“Jerusalem Ridge” is a Bill Monroe original, a fiddle showcase developed jointly with Kenny Baker in the early-to-mid 1970s and first recorded by Monroe in March 1975. The tune emerged from a long working session in a Kentucky motel room: Monroe would play a section on mandolin, ask Baker to play it back, and the two would refine each phrase together. The piece became one of Baker’s most-identified showpieces during his long tenure with Monroe’s Blue Grass Boys.
The tune is named for Jerusalem Ridge, a real ridge near Monroe’s hometown of Rosine, Kentucky. Monroe’s Uncle Pen Vandiver — the fiddler who taught the young Bill Monroe much of his earliest musical vocabulary — used to play his fiddle late into the evening up on Jerusalem Ridge, and Monroe wrote the tune at least partly as a tribute to that memory.
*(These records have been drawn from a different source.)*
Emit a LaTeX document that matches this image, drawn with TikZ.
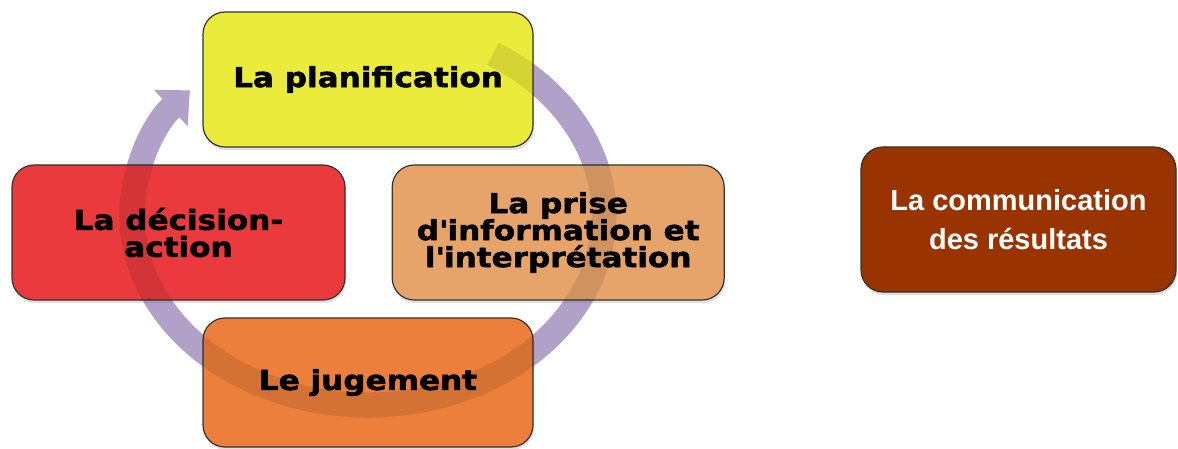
\documentclass[tikz,border=0pt]{standalone}
\usepackage{fontspec}
\newfontfamily\heavyfont{DejaVu Sans Bold}[FakeStretch=1.13, FakeBold=1.8]
\newfontfamily\arialfont{Liberation Sans}
\usepackage{tikz}
\usetikzlibrary{arrows.meta, positioning, shadows}

\definecolor{planyellow}{HTML}{EBEB3B}
\definecolor{decisionred}{HTML}{EA3A3E}
\definecolor{priseorange}{HTML}{E7A46A}
\definecolor{jugeorange}{HTML}{EC7F3B}
\definecolor{combrown}{HTML}{993300}
\definecolor{ringlilac}{HTML}{B1A0C7}

\begin{document}
\begin{tikzpicture}[
    x=1pt, y=1pt,
    box/.style={rectangle, draw=black!80, line width=1.2pt, rounded corners=22pt, minimum width=330pt, minimum height=135pt, align=center, inner sep=0pt, drop shadow={opacity=0.25, shadow xshift=1pt, shadow yshift=-3pt}},
    cycletext/.style={font=\heavyfont\fontsize{27.5}{27}\selectfont},
    ring/.style={line width=25pt, ringlilac}
]
\useasboundingbox (0,0) rectangle (1178,448);
\coordinate (ringcentre) at (368,233);
% cycle arrow behind the boxes
\draw[ring, -{Triangle[length=26pt, width=48pt]}] (ringcentre) ++(58:236pt and 190pt) arc[start angle=58, end angle=-221, x radius=236pt, y radius=190pt];

\node[box, cycletext, fill=planyellow] (plan) at (368,368.5) {La planification};
\node[box, cycletext, fill=decisionred, minimum width=333pt] (decision) at (178.5,215.5) {La décision-\\action};
\node[box, cycletext, fill=priseorange, minimum width=332pt, right=46pt of decision] (prise) {La prise\\d\textquotesingle information et\\l\textquotesingle interprétation};
\node[box, cycletext, fill=jugeorange, minimum height=129pt] (jugement) at (368,65.5) {Le jugement};
\node[box, fill=combrown, text=white, minimum width=315pt, minimum height=145pt, font=\arialfont\bfseries\fontsize{29}{39}\selectfont] (communication) at (1018.5,228.5) {La communication\\des résultats};

% the arrow shows through the boxes
\begin{scope}
\clip[rounded corners=22pt] (plan.south west) rectangle (plan.north east)
    (decision.south west) rectangle (decision.north east)
    (prise.south west) rectangle (prise.north east)
    (jugement.south west) rectangle (jugement.north east);
\draw[line width=25pt, black, opacity=0.1] (ringcentre) ++(58:236pt and 190pt) arc[start angle=58, end angle=-205, x radius=236pt, y radius=190pt];
\end{scope}
\end{tikzpicture}
\end{document}
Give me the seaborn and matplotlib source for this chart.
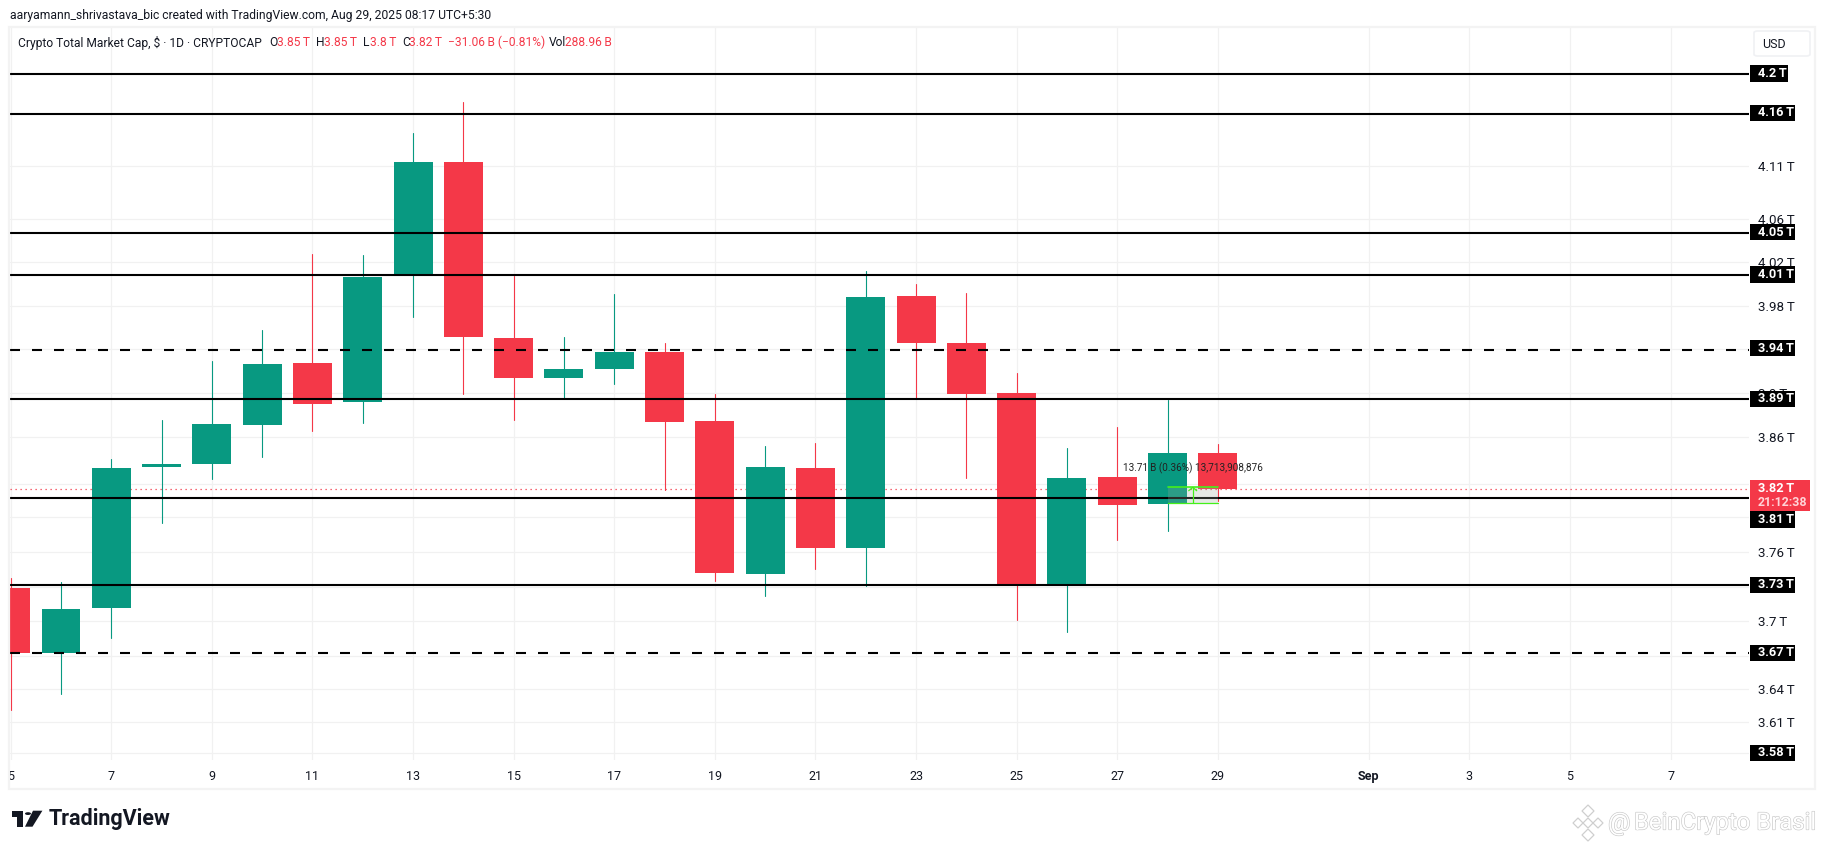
import matplotlib
matplotlib.use('Agg')
import matplotlib.pyplot as plt
import matplotlib.patheffects as pe
from matplotlib.patches import Rectangle, Polygon, Circle, FancyBboxPatch
from matplotlib.ticker import NullLocator, NullFormatter
import pandas as pd
import seaborn as sns

# candles, Aug 5 - Aug 29
days = list(range(5, 30))
opens = [3.726, 3.669, 3.708, 3.833, 3.836, 3.871, 3.928, 3.892, 4.009, 4.118, 3.951, 3.914, 3.922,
         3.938, 3.875, 3.738, 3.832, 3.7605, 3.990, 3.946, 3.900, 3.728, 3.824, 3.800, 3.846]
highs = [3.734, 3.731, 3.8405, 3.876, 3.930, 3.958, 4.030, 4.029, 4.146, 4.176, 4.009, 3.952, 3.992,
         3.946, 3.899, 3.852, 3.855, 4.014, 4.001, 3.993, 3.919, 3.850, 3.869, 3.894, 3.854]
lows = [3.620, 3.634, 3.6825, 3.783, 3.822, 3.842, 3.866, 3.873, 3.9705, 3.8996, 3.876, 3.895, 3.908,
        3.812, 3.732, 3.719, 3.742, 3.727, 3.895, 3.823, 3.698, 3.687, 3.768, 3.776, 3.8025]
closes = [3.669, 3.707, 3.832, 3.836, 3.872, 3.927, 3.890, 4.008, 4.118, 3.952, 3.914, 3.9225, 3.938,
          3.874, 3.739, 3.833, 3.7605, 3.989, 3.946, 3.899, 3.727, 3.823, 3.799, 3.846, 3.8136]

# horizontal levels drawn on the chart
levels = [4.204, 4.164, 4.05, 4.01, 3.94, 3.895, 3.805, 3.728, 3.669]
level_names = ['4.2', '4.16', '4.05', '4.01', '3.94', '3.89', '3.81', '3.73', '3.67']
level_dashed = [False, False, False, False, True, False, False, False, True]
last_price = 3.813

# price scale, blank ones sit fully behind a tag
price_ticks = [4.1137, 4.0628, 4.022, 3.9807, 3.9407, 3.9001, 3.8601, 3.8178, 3.7883, 3.7572, 3.7265,
               3.6968, 3.6666, 3.6383, 3.6102, 3.584]
price_labels = ['4.11', '4.06', '4.02', '3.98', '', '3.9', '3.86', '3.82', '', '3.76', '',
                '3.7', '', '3.64', '3.61', '']

# time scale, Sep 1 is day 32
date_ticks = [5, 7, 9, 11, 13, 15, 17, 19, 21, 23, 25, 27, 29, 32, 34, 36, 38]
date_labels = ['5', '7', '9', '11', '13', '15', '17', '19', '21', '23', '25', '27', '29', 'Sep', '3', '5', '7']

# measure tool between Aug 28 and Aug 29
measure_low = 3.8007
measure_high = 3.8147
measure_days = [28, 29]

GREEN = '#089981'
RED = '#f43848'
INK = '#131722'
W, H = 1825, 849

sns.set_theme(style='white')
plt.rcParams['font.family'] = ['Roboto', 'DejaVu Sans']

fig = plt.figure(figsize=(W / 100, H / 100), dpi=100, facecolor='white')
ax = fig.add_axes([10 / W, 1 - 760 / H, (1749 - 10) / W, (760 - 27) / H])

ax.set_yscale('log')
ax.set_ylim(3.5781, 4.2503)
ax.set_xlim(4.986, 39.56)

# wicks
rows = []
for d, o, h, l, c in zip(days, opens, highs, lows, closes):
    side = 'up' if c >= o else 'down'
    rows.append({'day': d, 'price': l, 'side': side})
    rows.append({'day': d, 'price': h, 'side': side})
wicks = pd.DataFrame(rows)
sns.lineplot(data=wicks, x='day', y='price', hue='side', units='day', estimator=None,
             palette={'up': GREEN, 'down': RED}, legend=False, lw=0.8, ax=ax, zorder=2)

# bodies
for d, o, c in zip(days, opens, closes):
    ax.bar(d, abs(c - o), bottom=min(o, c), width=0.775, color=GREEN if c >= o else RED,
           linewidth=0, zorder=3)

ax.axhline(last_price, color=RED, lw=0.9, ls=(0, (1, 3)), zorder=1.5)

for v, dashed in zip(levels, level_dashed):
    ax.axhline(v, color='black', lw=1.5, ls=(0, (4.8, 5.76)) if dashed else '-', zorder=4)

# measure tool
ax.fill_between(measure_days, measure_low, measure_high, color='#9aa89a', alpha=0.25, lw=0, zorder=5)
ax.plot(measure_days, [measure_low, measure_low], color='#44f01a', lw=0.9, zorder=5)
ax.plot(measure_days, [measure_high, measure_high], color='#44f01a', lw=1.2, zorder=5)
ax.plot([28.5, 28.5], [measure_low, measure_high], color='#44f01a', lw=0.9, zorder=5)
ax.plot([28.42, 28.5, 28.58], [measure_high - 0.003, measure_high, measure_high - 0.003],
        color='#44f01a', lw=0.9, zorder=5)
ax.text(28.5, 3.8323, '13.71\u2009B (0.36%) 13,713,908,876', ha='center', va='center', fontsize=7.2,
        color='#222222', zorder=6)

# axes
sns.despine(ax=ax, left=True, bottom=True, right=True, top=True)
ax.yaxis.set_minor_locator(NullLocator())
ax.yaxis.set_minor_formatter(NullFormatter())
ax.yaxis.tick_right()
ax.set_yticks(price_ticks, [s + '\u2009T' if s else '' for s in price_labels])
ax.set_xticks(date_ticks, date_labels)
ax.set_xlabel('')
ax.set_ylabel('')
ax.grid(True, color='#f1f1f1', lw=0.9)
ax.set_axisbelow(True)
ax.tick_params(axis='y', length=0, pad=6.3, labelsize=9.6, labelcolor=INK)
ax.tick_params(axis='x', length=0, pad=7, labelsize=9, labelcolor=INK)
for t in ax.get_xticklabels():
    if t.get_text() == 'Sep':
        t.set_fontweight('bold')
edge = Rectangle((9.5 / W, 0), 100 / W, 1, transform=fig.transFigure)
ax.get_xticklabels()[0].set_clip_path(edge)
ax.get_xticklabels()[0].set_clip_on(True)


def ftext(x, y, s, **kw):
    kw.setdefault('va', 'center')
    kw.setdefault('color', INK)
    kw.setdefault('fontsize', 9.6)
    return fig.text(x / W, 1 - y / H, s, **kw)


def fbox(x0, y0, x1, y1, **kw):
    kw.setdefault('linewidth', 0)
    r = Rectangle((x0 / W, 1 - y1 / H), (x1 - x0) / W, (y1 - y0) / H, transform=fig.transFigure, **kw)
    fig.add_artist(r)
    return r


# panel frame
fbox(9, 27, 1815, 789, fill=False, edgecolor='#f3f3f3', linewidth=1.6, zorder=0.5)

# price tags
tag_ys = [73.5, 113, 232, 274.5, 348, 399, 519.5, 585, 653]
for y, name in zip(tag_ys + [753], level_names + ['3.58']):
    fbox(1750, y - 8.3, 1788 if name == '4.2' else 1795, y + 8.3, facecolor='black', zorder=6)
    ftext(1758, y, name + '\u2009T', color='white', fontweight='bold', fontsize=9.2, zorder=7)

fbox(1750, 480, 1810, 511, facecolor=RED, zorder=6.5)
ftext(1758, 488.5, '3.82\u2009T', color='white', fontweight='bold', fontsize=9.2, zorder=7)
ftext(1758, 503, '21:12:38', color='#ffd3d7', fontweight='bold', fontsize=8.9, zorder=7)

# USD button
fig.add_artist(FancyBboxPatch((1754 / W, 1 - 56 / H), 56 / W, 25 / H, boxstyle='round,pad=0,rounding_size=0.002',
                              transform=fig.transFigure, fc='white', ec='#f0f1f4', lw=1.2, zorder=5))
ftext(1762, 44.5, 'USD', fontsize=9, zorder=7)

# header and legend
ftext(10, 15, 'aaryamann_shrivastava_bic created with TradingView.com, Aug 29, 2025 08:17 UTC+5:30', fontsize=8.7)
ftext(18, 42.7, 'Crypto Total Market Cap, $ \u00b7 1D \u00b7 CRYPTOCAP', fontsize=8.65)
for x, s in [(269, 'O'), (316, 'H'), (363, 'L'), (402, 'C'), (549, 'Vol')]:
    ftext(x, 42.7, s, fontsize=8.65)
for x, s in [(277, '3.85\u2009T'), (324.5, '3.85\u2009T'), (370, '3.8\u2009T'), (409.4, '3.82\u2009T'),
             (448, '\u221231.06\u2009B (\u22120.81%)'), (565, '288.96\u2009B')]:
    ftext(x, 42.7, s, fontsize=8.65, color=RED)

# TradingView logo
fbox(11.6, 810.7, 23, 816.7, facecolor=INK, zorder=3)
fbox(17, 810.7, 23, 826.7, facecolor=INK, zorder=3)
fig.add_artist(Circle((28 / W, 1 - 813.6 / H), 3 / W, transform=fig.transFigure, fc=INK, lw=0))
fig.add_artist(Polygon([(x / W, 1 - y / H) for x, y in [(33, 810.7), (42.4, 810.7), (32.5, 826.7), (25, 826.7)]],
                       transform=fig.transFigure, fc=INK, lw=0))
ftext(49, 818.5, 'TradingView', fontsize=15.5, fontweight='bold', color=INK)

# watermark
outline = [pe.withStroke(linewidth=0.9, foreground='#c8c8c8')]
ftext(1608, 823, '@', fontsize=18, color='white', path_effects=outline)
ftext(1634, 823, 'BeinCrypto Brasil', fontsize=17.2, color='white', path_effects=outline)
for cx, cy, r in [(1588, 811, 6), (1578, 823, 5), (1598, 823, 5), (1588, 835, 6), (1588, 823, 5)]:
    fig.add_artist(Polygon([((cx + dx) / W, 1 - (cy + dy) / H) for dx, dy in [(-r, 0), (0, -r), (r, 0), (0, r)]],
                           transform=fig.transFigure, fc='white', ec='#cfcfcf', lw=0.9))

fig.savefig('out.png', dpi=100)
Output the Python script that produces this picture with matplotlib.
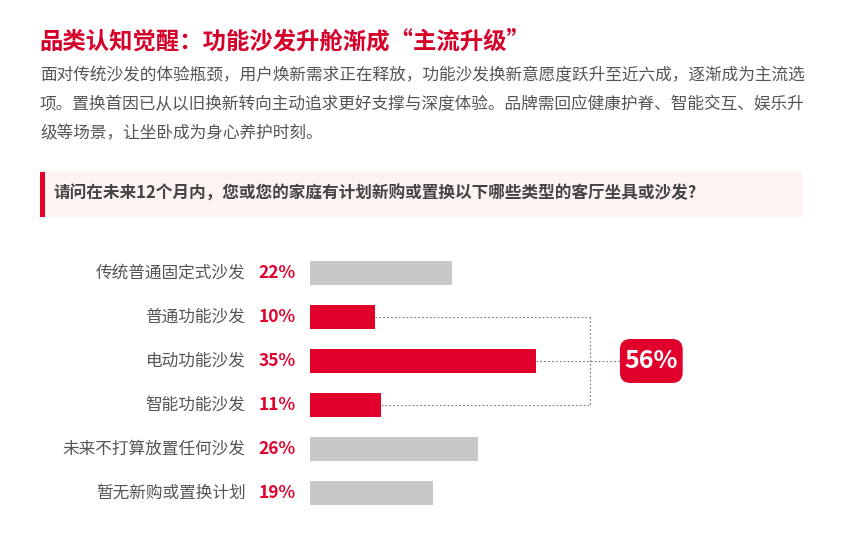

The personal connection gives the piece an emotional weight that has carried through to subsequent recordings.
“Jerusalem Ridge” sits in the small handful of Bill Monroe instrumentals that have crossed firmly into the jam-session canon, alongside “Big Sandy River,” “Wheel Hoss,” and “Roanoke.” The minor-key, modal phrasing and the unusual five-part structure make it one of the harder bluegrass-fiddle features to learn cleanly, and it has become a workshop standard for advanced fiddlers and a regular call-out at jams where the players can handle it.